A Family Thing. It goes like this: A white man discovers he's actually the son of a black woman and that he has a brother (black) in the big city. He goes to the city to meet his brother. Against insurmountable odds (you know, race) they strike up a warm relationship. Because we're all just people inside! As dumb, implausible and potentially offensive as this plot sounds, it ends up being a kind of charming little tale of friendship between the two brothers, due mostly to the skill and warmth of Robert Duvall and James Earl Jones. I'm convinced Duvall is one of our most talented living film actors--early in this movie, before the plot chugs into absurdity, he's just amazing. It's a little exhausting though, the way Hollywood movies have reduced the questions of class and race in America to a simple plot device. Oh well, what did we expect?

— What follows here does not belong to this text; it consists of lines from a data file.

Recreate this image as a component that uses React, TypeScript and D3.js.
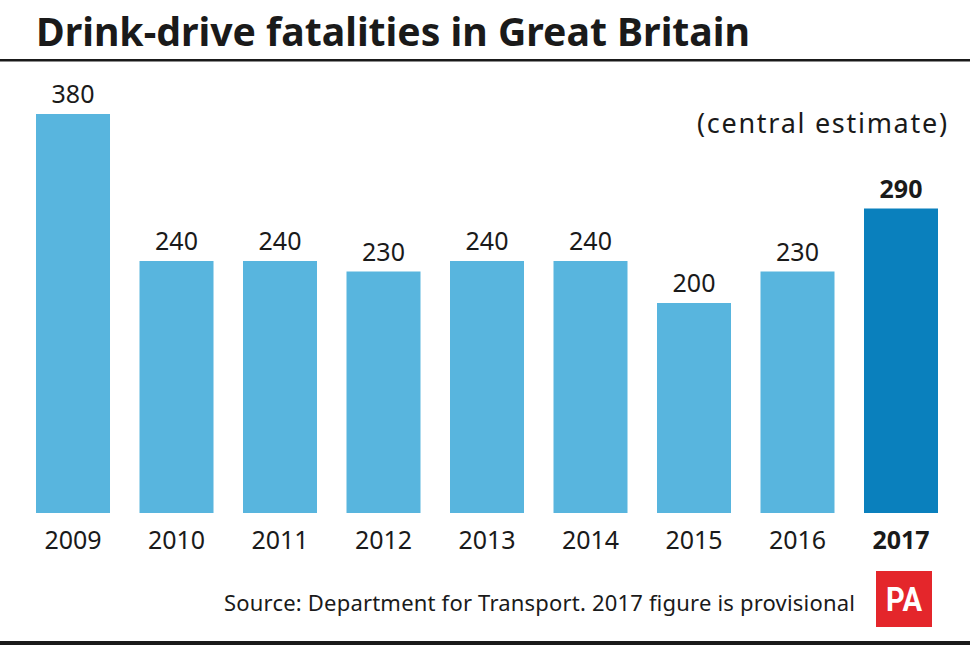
// App.tsx
import React, { useRef, useEffect } from 'react';
import * as d3 from 'd3';

const years = ['2009', '2010', '2011', '2012', '2013', '2014', '2015', '2016', '2017'];
const fatalities = [380, 240, 240, 230, 240, 240, 200, 230, 290];
const provisionalYear = '2017';

const title = 'Drink-drive fatalities in Great Britain';
const note = '(central estimate)';
const source = 'Source: Department for Transport. 2017 figure is provisional';

const App = () => {
  const chartRef = useRef<HTMLDivElement>(null);

  useEffect(() => {
    drawChart();
  }, []);

  const drawChart = () => {
    const width = 970;
    const height = 645;
    const font = "'Noto Sans', 'Open Sans', sans-serif";
    const ink = '#1a1a1a';

    d3.select(chartRef.current).selectAll('*').remove();

    const svg = d3
      .select(chartRef.current)
      .append('svg')
      .attr('width', width)
      .attr('height', height)
      .style('display', 'block')
      .style('font-family', font);

    svg.append('rect').attr('width', width).attr('height', height).attr('fill', '#fff');

    // title + rules
    svg
      .append('text')
      .attr('x', 36)
      .attr('y', 46)
      .attr('fill', ink)
      .style('font-size', '39px')
      .style('font-weight', 700)
      .attr('textLength', 714)
      .attr('lengthAdjust', 'spacingAndGlyphs')
      .text(title);

    svg.append('rect').attr('x', 0).attr('y', 59).attr('width', width).attr('height', 2.5).attr('fill', ink);
    svg.append('rect').attr('x', 0).attr('y', 641).attr('width', width).attr('height', 4).attr('fill', ink);

    const x = d3.scaleBand().domain(years).range([36, 938]).paddingInner(0.285).paddingOuter(0);
    const y = d3.scaleLinear().domain([0, 380]).range([513, 114]);

    const bars = svg.selectAll('g.bar').data(years).enter().append('g').attr('class', 'bar');

    bars
      .append('rect')
      .attr('x', (d) => x(d)!)
      .attr('y', (d, i) => y(fatalities[i]))
      .attr('width', x.bandwidth())
      .attr('height', (d, i) => y(0) - y(fatalities[i]))
      .attr('fill', (d) => (d === provisionalYear ? '#0a80bd' : '#58b5de'));

    bars
      .append('text')
      .attr('x', (d) => x(d)! + x.bandwidth() / 2)
      .attr('y', (d, i) => y(fatalities[i]) - 11)
      .attr('text-anchor', 'middle')
      .attr('fill', ink)
      .style('font-size', '25px')
      .style('font-weight', (d) => (d === provisionalYear ? 700 : 400))
      .text((d, i) => fatalities[i]);

    // year labels
    bars
      .append('text')
      .attr('x', (d) => x(d)! + x.bandwidth() / 2)
      .attr('y', 549)
      .attr('text-anchor', 'middle')
      .attr('fill', ink)
      .style('font-size', '25px')
      .style('font-weight', (d) => (d === provisionalYear ? 700 : 400))
      .text((d) => d);

    svg
      .append('text')
      .attr('x', 697)
      .attr('y', 133)
      .attr('fill', ink)
      .style('font-size', '27px')
      .attr('textLength', 250)
      .attr('lengthAdjust', 'spacing')
      .text(note);

    svg
      .append('text')
      .attr('x', 224)
      .attr('y', 611)
      .attr('fill', ink)
      .style('font-size', '22px')
      .attr('textLength', 631)
      .attr('lengthAdjust', 'spacing')
      .text(source);

    // PA logo
    svg.append('rect').attr('x', 876).attr('y', 571).attr('width', 56).attr('height', 56).attr('fill', '#e4262b');
    svg
      .append('text')
      .attr('x', 904)
      .attr('y', 611)
      .attr('text-anchor', 'middle')
      .attr('fill', '#fff')
      .style('font-family', "'Roboto', sans-serif")
      .style('font-size', '34px')
      .style('font-weight', 700)
      .attr('textLength', 36)
      .attr('lengthAdjust', 'spacingAndGlyphs')
      .text('PA');
  };

  return <div ref={chartRef} style={{ position: 'absolute', left: 0, top: 0 }}></div>;
};

export default App;
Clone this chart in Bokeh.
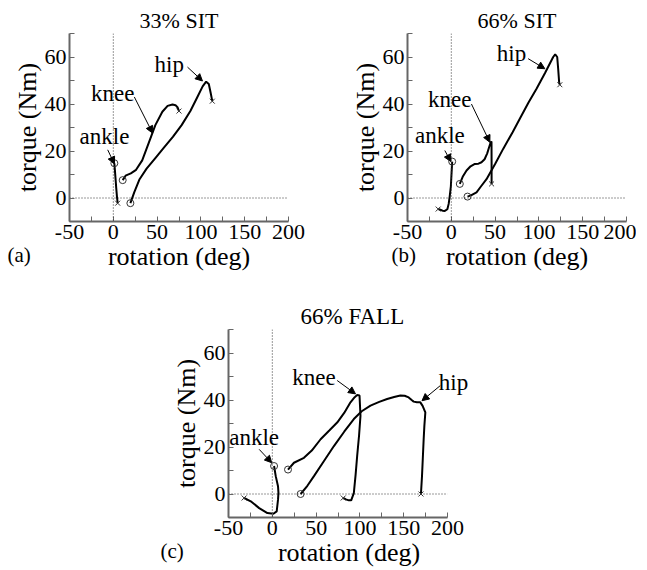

Fargo. A wonderfully deadpan thriller/comedy about a couple of mediocre psycho killers being chased by a mediocre cop. Frances McDormand is terrific as Marge Gunderson, a patient, pregnant chief of police plodding along after Jerry Lundergaard (William H. Macy), a financially insolvent car dealer who has his wife kidnapped so that he can scam the ransom money for himself. Of course, the plan goes awry, and half the fun of this movie is watching the perky, have-a-nice-day citizens of the northern Midwest getting caught in the cogs of gruesome crime. Only the Coen brothers could pull off such a effortless blend of humor and gore.
Flirting With Disaster. David O. Russell, director of Spanking the Monkey, continues his investigation of the zany problem of instability in one's parents in Flirting With Disaster, the story of an adopted guy (Ben Stiller) who goes to look for his birth parents. He takes along his wife (Patricia Arquette) and a sexy adoption counselor (Tea Leone), who keeps matching him up with the wrong set of parents. This movie is funny but ultimately quite predictable, with a theme borrowed from the Wizard of Oz and a final ascension of family values. Comedy/insight/entertainment-wise, it's about at the level of Seinfeld, only longer. Check out the wickedly funny performance by Mary Tyler Moore.
James And The Giant Peach. Roald Dahl's children's classic comes to life in this movie through the Disney magic of stop-motion animation. The overgrown bugs are cute, young James is darling and the animation is absolutely charming; still, if you're over 12, plan to be a little bored, especially during the singing part. Those to the left of the political spectrum may enjoy the secret embedded Marxist mythology being espoused here--James and the bugs seize the fruits of their labor (the peach!) from the evil, property owning aunts and take it across the ocean to share with the masses. Apparently Disney has been brainwashing our young for years, perhaps creating the Cold War through the seemingly "cute" shenanigans of little dancing bugs and mice. Probably with the cooperation of the phone company.
Primal Fear. Richard Gere is a lawyer in this courtroom drama about an arrogant attorney who questions his own methods after he begins representing a sweet, stuttering altar boy accused of murdering a bishop who has sexually molested him. Gere is just dandy in the role, alternately repugnant and charismatic, and best of all, the years have not robbed him of his hunkiness. The plot twists with predictable regularity but manages not to grievously insult the intelligence of the audience. All the material here has been covered by TV cops and lawyers shows, probably a little better, but at least no one in the theater is going to stop everything to try to sell you Pepsid AC.